* [Data supplied]:

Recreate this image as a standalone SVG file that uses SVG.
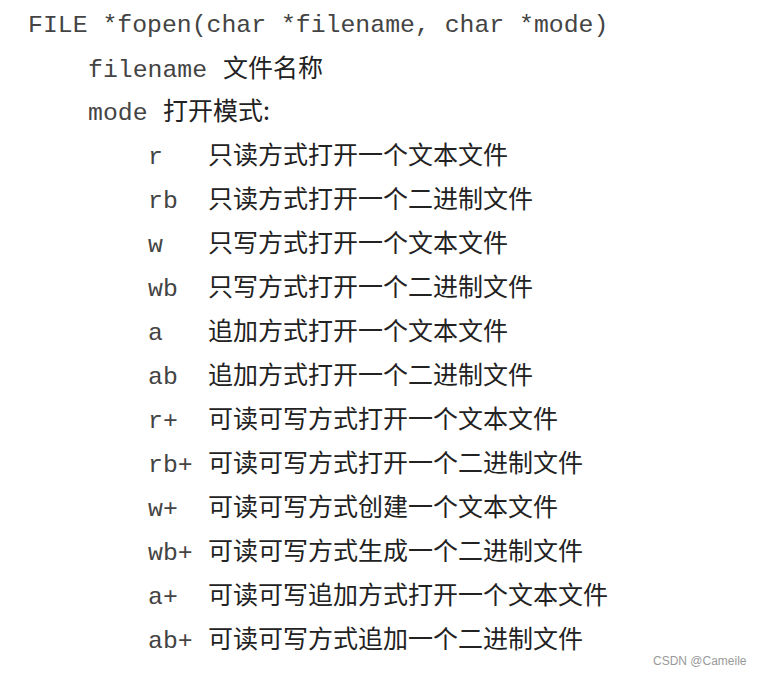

...

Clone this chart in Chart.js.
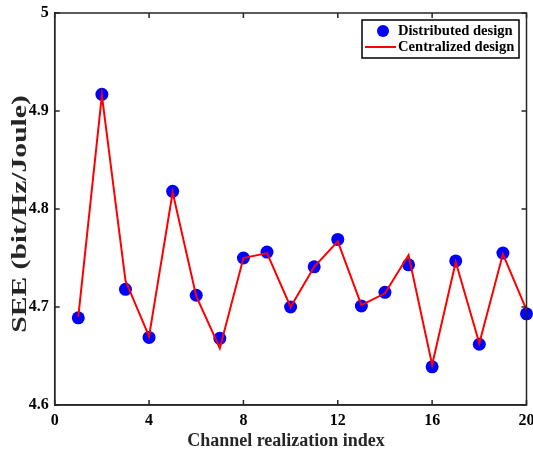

...

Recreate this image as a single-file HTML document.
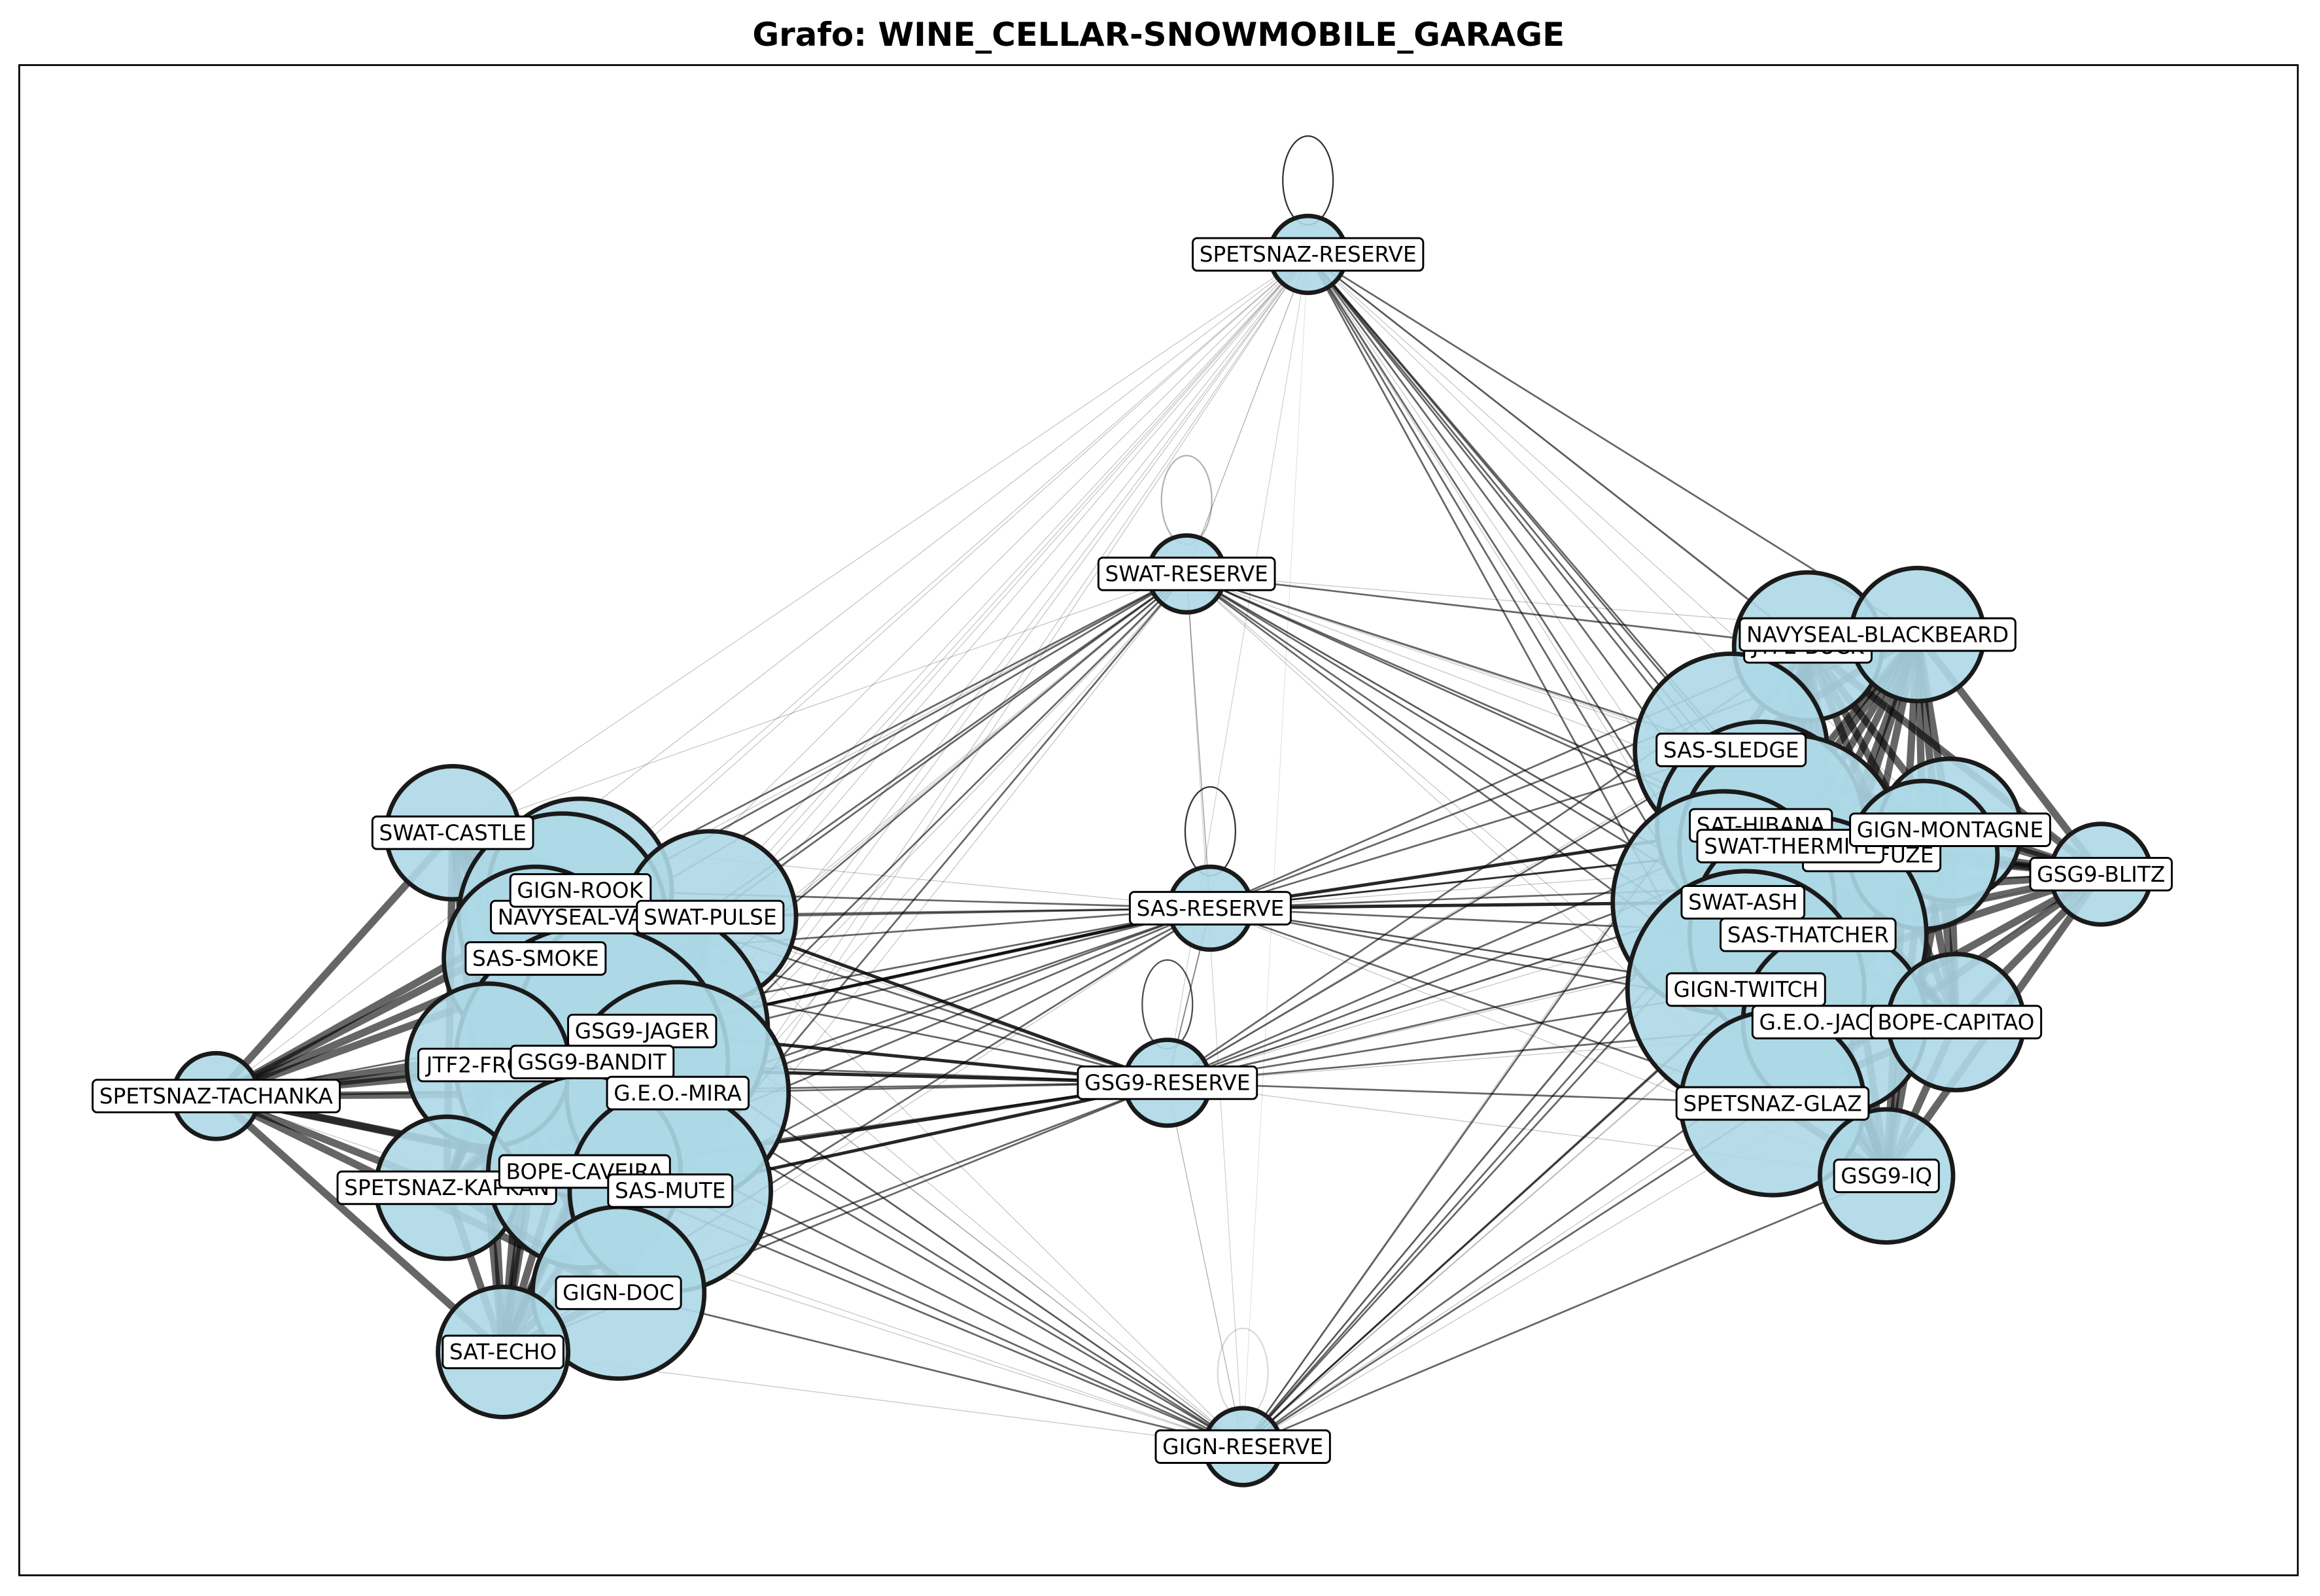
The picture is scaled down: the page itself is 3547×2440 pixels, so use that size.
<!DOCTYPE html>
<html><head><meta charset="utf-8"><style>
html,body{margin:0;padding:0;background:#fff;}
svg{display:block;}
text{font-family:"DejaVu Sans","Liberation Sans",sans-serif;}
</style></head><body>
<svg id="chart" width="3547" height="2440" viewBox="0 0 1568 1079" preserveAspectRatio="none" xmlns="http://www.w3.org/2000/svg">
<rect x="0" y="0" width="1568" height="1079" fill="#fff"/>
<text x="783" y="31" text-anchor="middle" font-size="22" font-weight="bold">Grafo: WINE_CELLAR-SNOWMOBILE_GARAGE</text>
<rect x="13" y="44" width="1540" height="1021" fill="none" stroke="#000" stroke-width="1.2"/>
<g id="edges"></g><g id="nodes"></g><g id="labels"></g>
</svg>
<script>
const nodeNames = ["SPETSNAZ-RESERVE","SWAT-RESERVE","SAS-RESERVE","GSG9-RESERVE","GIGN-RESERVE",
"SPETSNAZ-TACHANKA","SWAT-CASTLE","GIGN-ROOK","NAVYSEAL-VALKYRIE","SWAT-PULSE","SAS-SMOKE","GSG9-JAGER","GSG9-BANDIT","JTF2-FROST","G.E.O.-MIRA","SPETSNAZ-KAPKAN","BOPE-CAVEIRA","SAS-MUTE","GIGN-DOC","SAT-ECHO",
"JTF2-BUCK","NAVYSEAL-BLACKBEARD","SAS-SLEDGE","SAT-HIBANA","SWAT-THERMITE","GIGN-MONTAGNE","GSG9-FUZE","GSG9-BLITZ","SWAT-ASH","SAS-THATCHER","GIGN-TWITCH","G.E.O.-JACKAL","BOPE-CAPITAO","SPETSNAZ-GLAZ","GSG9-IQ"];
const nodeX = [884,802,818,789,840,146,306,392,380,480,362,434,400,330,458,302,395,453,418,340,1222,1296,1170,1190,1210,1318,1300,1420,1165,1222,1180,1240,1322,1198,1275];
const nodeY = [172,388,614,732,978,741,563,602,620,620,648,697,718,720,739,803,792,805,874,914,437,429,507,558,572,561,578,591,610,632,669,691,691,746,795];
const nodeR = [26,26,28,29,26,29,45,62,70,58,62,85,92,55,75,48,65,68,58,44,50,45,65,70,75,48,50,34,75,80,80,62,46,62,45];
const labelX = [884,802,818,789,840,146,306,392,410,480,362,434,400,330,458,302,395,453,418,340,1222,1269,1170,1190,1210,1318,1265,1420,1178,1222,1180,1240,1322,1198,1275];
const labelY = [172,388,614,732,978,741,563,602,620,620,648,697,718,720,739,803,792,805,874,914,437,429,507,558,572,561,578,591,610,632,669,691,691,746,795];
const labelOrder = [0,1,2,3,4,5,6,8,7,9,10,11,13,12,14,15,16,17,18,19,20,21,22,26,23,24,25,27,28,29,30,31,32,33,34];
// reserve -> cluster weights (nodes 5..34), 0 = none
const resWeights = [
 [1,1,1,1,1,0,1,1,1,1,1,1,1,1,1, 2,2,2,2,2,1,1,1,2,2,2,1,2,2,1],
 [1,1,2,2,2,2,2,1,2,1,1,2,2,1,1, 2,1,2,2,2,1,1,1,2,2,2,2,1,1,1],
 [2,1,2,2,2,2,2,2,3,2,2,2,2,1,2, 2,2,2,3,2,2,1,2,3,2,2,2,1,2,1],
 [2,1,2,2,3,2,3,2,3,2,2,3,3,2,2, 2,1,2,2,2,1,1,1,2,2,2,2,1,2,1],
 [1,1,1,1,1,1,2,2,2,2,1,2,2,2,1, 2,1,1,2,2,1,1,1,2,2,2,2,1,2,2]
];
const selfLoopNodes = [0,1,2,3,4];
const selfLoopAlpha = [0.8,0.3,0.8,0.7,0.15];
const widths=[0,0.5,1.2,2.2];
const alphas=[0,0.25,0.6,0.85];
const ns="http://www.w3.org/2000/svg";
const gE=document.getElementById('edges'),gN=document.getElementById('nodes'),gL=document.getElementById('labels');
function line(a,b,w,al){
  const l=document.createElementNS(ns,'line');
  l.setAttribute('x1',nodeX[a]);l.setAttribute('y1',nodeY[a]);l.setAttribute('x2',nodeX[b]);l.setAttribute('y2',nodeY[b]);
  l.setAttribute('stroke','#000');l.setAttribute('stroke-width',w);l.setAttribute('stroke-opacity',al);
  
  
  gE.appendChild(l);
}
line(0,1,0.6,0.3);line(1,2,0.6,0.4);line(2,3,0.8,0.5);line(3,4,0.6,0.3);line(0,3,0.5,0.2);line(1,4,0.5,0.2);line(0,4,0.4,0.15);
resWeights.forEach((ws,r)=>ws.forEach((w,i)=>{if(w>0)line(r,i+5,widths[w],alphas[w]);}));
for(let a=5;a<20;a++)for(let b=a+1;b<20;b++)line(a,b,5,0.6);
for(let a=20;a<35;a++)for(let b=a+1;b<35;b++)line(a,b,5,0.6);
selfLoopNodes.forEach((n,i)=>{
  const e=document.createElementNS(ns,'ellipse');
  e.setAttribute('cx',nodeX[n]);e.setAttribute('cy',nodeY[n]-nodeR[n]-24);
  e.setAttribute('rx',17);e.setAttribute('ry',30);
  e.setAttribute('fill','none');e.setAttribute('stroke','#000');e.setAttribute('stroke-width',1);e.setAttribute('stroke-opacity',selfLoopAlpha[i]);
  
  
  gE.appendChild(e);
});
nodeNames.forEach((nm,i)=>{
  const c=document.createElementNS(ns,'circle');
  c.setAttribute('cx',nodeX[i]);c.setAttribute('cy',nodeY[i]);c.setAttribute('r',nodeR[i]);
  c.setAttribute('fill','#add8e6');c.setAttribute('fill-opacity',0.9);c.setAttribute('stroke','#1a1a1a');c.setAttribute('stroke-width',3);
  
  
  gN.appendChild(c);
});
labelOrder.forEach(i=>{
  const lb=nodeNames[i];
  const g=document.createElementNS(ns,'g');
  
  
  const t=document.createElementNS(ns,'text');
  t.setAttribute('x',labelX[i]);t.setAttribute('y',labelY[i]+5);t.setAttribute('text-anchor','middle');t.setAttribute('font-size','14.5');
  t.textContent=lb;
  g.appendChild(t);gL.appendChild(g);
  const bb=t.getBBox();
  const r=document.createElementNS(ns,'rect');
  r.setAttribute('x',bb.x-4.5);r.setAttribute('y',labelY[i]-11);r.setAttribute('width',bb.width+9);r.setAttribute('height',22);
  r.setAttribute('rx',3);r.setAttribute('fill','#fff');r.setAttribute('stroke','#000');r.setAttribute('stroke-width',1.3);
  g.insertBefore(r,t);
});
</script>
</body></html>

* [Problem description]:
Scan the lines for the string "image". Copy out each line that matches.

* [Problem solution]:
Recreate this image as a standalone SVG file that uses SVG.
Recreate this image as a single-file HTML document.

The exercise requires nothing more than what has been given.